Legislation currently moving through the halls of Congress includes the Bush Administration’s economic stimulus package to revive the weakened economy. The plan calls for early implementation of the scheduled income tax cuts, a reduction in the capital gains tax, accelerated depreciation schedules for business assets, and reductions in Social Security payroll taxes for low income earners. All of this is for the good in lessening the government’s predations on working Americans. The productive efforts of jobholders as well as the efforts of savers and investors are what make a strong economy.

However, a quid pro quo compromise being discussed for such sorely needed tax reductions is an increase in the nation’s minimum wage rate. Many in Congress regard an increase in the minimum wage rate as a benefit for low-skilled workers to match the benefits given to investors by a capital gains tax cut.

This is a fallacy. A minimum wage increase is emphatically not a benefit to low-skilled workers. It is actually a threat not only to their jobs, but to their future capacity to earn a decent living. Mandated higher wages price people out of jobs for which they would otherwise be considered. Just as an employee will only accept a job at a wage high enough to compensate him for his time, a business will only hire an employee at a wage that allows the business to profit. At higher wages fewer jobs will be offered. Obviously, it’s not mainstream middle-class, older, skilled workers who lose jobs due to the minimum wage law, but marginal, entry level, beginning low-skilled workers who do. Today, the overall rate of unemployment is 4.9 percent, but the rate for teenagers is 14.7 percent, and for Black teenagers 27.7 percent. The members of Congress are threatening low-skilled, young minorities with additional job losses while incredibly claiming that their actions are based upon compassion for the poor. It is their actions that in fact make people poor!

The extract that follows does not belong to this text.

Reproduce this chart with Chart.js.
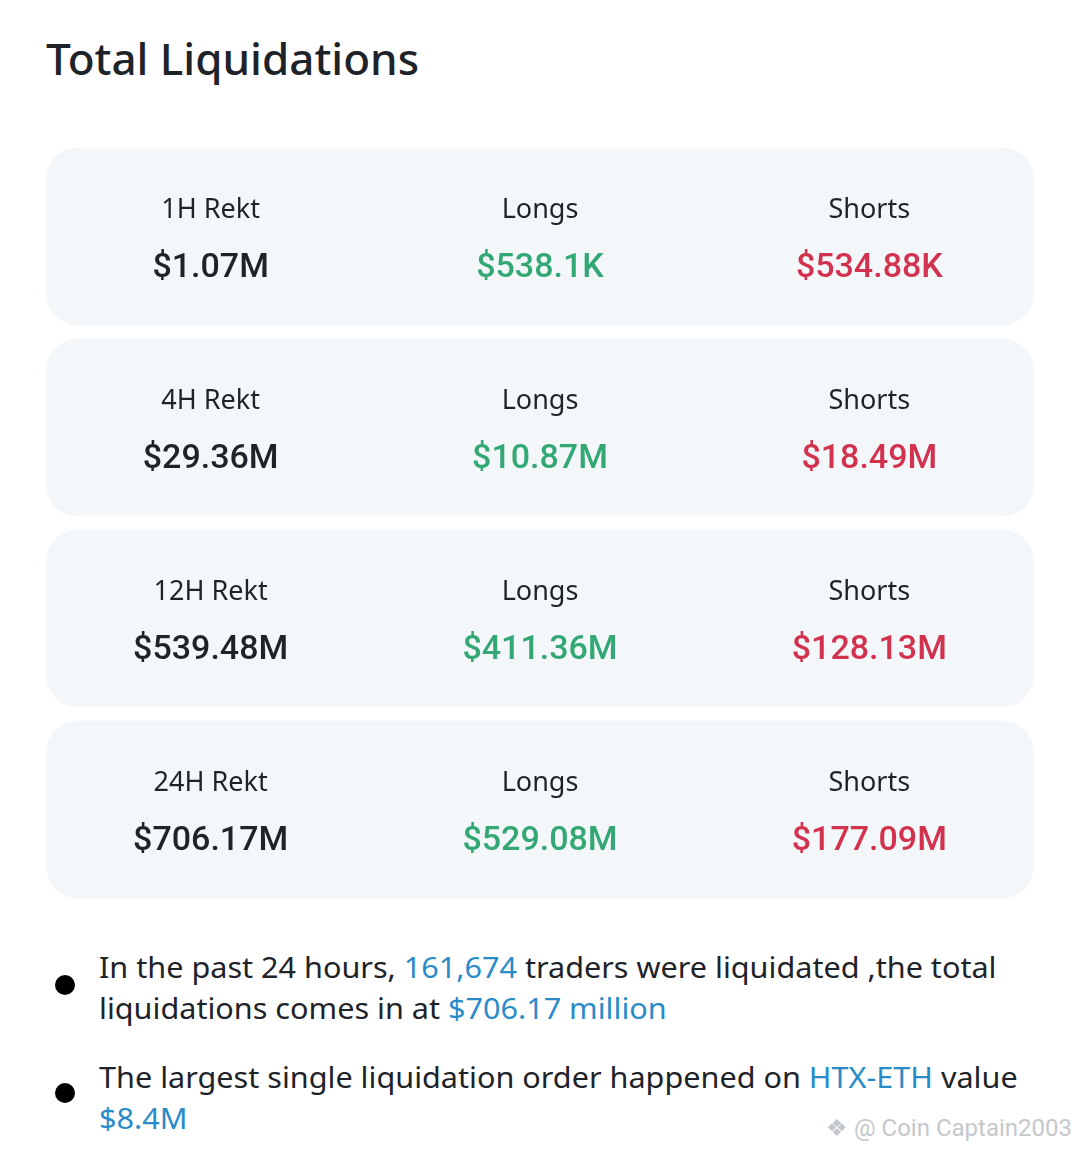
<!DOCTYPE html>
<html>
<head>
<meta charset="utf-8">
<script src="https://cdn.jsdelivr.net/npm/chart.js@4.4.1/dist/chart.umd.min.js"></script>
<style>
  html, body { margin: 0; padding: 0; background: #fff; }
  body { width: 1080px; height: 1155px; position: relative; overflow: hidden; font-family: "Noto Sans", sans-serif; color: #1e2329; }
  #title { position: absolute; left: 46px; top: 28px; margin: 0; font-size: 44px; font-weight: 500; line-height: 60px; }
  #cards { position: absolute; left: 0; top: 141px; width: 1080px; height: 764px; }
  .bullet { position: absolute; left: 99px; font-family: "Noto Sans", sans-serif; font-size: 29px; line-height: 41px; white-space: nowrap; }
  .bullet span.line { display: block; transform: scaleX(1.055); transform-origin: left center; }
  .bullet .dot { position: absolute; left: -44px; width: 20px; height: 20px; border-radius: 50%; background: #000; }
  .hl { color: #2a8bc9; }
  #mark { position: absolute; right: 8px; top: 1114px; font-family: Roboto, sans-serif; font-size: 24px; color: #c4c8cc; white-space: nowrap; }
</style>
</head>
<body>
<h1 id="title">Total Liquidations</h1>
<div id="cards"><canvas id="myChart"></canvas></div>

<div class="bullet" style="top:946px">
  <div class="dot" style="top:29px"></div>
  <span class="line">In the past 24 hours, <span class="hl">161,674</span> traders were liquidated ,the total</span>
  <span class="line">liquidations comes in at <span class="hl">$706.17 million</span></span>
</div>
<div class="bullet" style="top:1056px">
  <div class="dot" style="top:27px"></div>
  <span class="line">The largest single liquidation order happened on <span class="hl">HTX-ETH</span> value</span>
  <span class="line"><span class="hl">$8.4M</span></span>
</div>
<div id="mark">&#10070; @ Coin Captain2003</div>

<script>
// rows of the card list
var periods = ['1H Rekt', '4H Rekt', '12H Rekt', '24H Rekt'];
var totals = ['$1.07M', '$29.36M', '$539.48M', '$706.17M'];
var longs = ['$538.1K', '$10.87M', '$411.36M', '$529.08M'];
var shorts = ['$534.88K', '$18.49M', '$128.13M', '$177.09M'];
var sideTitles = ['Longs', 'Shorts'];

var labelColor = '#1e2329';
var longColor = '#33a874';
var shortColor = '#d3324f';

// draws the texts of every card at the scale positions
var cardText = {
    id: 'cardText',
    afterDatasetsDraw: function(chart) {
        var ctx = chart.ctx;
        var xs = chart.scales.x;
        var ys = chart.scales.y;
        ctx.save();
        ctx.textAlign = 'center';
        ctx.textBaseline = 'middle';
        periods.forEach(function(p, i) {
            var y = ys.getPixelForValue(i);
            var cols = [
                [p, totals[i], labelColor],
                [sideTitles[0], longs[i], longColor],
                [sideTitles[1], shorts[i], shortColor]
            ];
            cols.forEach(function(c, k) {
                var x = xs.getPixelForValue(k + 0.5);
                ctx.font = '27px "Noto Sans"';
                ctx.fillStyle = labelColor;
                ctx.fillText(c[0], x, y - 26);
                ctx.font = '500 34px Roboto';
                ctx.fillStyle = c[2];
                ctx.fillText(c[1], x, y + 32);
            });
        });
        ctx.restore();
    }
};

var ctx = document.getElementById('myChart').getContext('2d');
var chart = new Chart(ctx, {
    type: 'bar',
    data: {
        labels: periods,
        datasets: [{
            data: periods.map(function() { return [0, 3]; }),
            backgroundColor: '#f4f7fa',
            borderRadius: 32,
            borderSkipped: false,
            categoryPercentage: 1,
            barPercentage: 178 / 191
        }]
    },
    options: {
        indexAxis: 'y',
        responsive: true,
        maintainAspectRatio: false,
        animation: false,
        layout: { padding: { left: 46, right: 46, top: 0, bottom: 0 } },
        plugins: { legend: { display: false }, tooltip: { enabled: false } },
        scales: {
            x: { type: 'linear', min: 0, max: 3, display: false },
            y: { type: 'category', display: false }
        }
    },
    plugins: [cardText]
});
</script>
</body>
</html>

Additional harm is imposed on these low-skilled workers because most employees make wage gains on the job not due to formal training, but from working and proving themselves to their employers. Unfortunately for low-skilled workers whose labor is not valued at a legally required minimum wage, there is no job from which to gain experience. Low-skilled workers need to be able to start at a wage that matches their skill level so that they can make gains on the job in the same way that higher-skilled workers do.

Anyone doubting this analysis should question why Congress does not double or triple the minimum wage if it is truly a way to fight poverty and provide a livable wage for the low-skilled. The reason Congress will never seek an increase of this magnitude is because they in fact do realize that at higher wages, jobs are destroyed. If an increase in the minimum wage to $12.00 per hour was announced on national television, it would initially be very appealing to those earning less than $12.00. However, since at least 30 percent of American workers produce less than $12.00 worth of goods or services per hour on the job, this dramatic increase would mean that they would report to work the next day only to find themselves out of work. Once labor started to cost $12.00 per hour, employers would find ways to get the work done with fewer employees or would eliminate certain tasks altogether. The workers who produced less than $12.00 per hour in value for their employer, would find themselves unemployed despite the fact that they might be willing to work for less, and despite the fact that their employers might be willing to employ them for less. This vast number of workers would realize right away why they were suddenly unemployed and there would be political consequences for the lawmakers who had supported the increase.

Raising the minimum wage is a sucker punch to the low-skilled, and is nothing more than a public relations ploy perpetrated by politicians who are willing to manipulate and harm others if they perceive a benefit to their own narrow self-interests.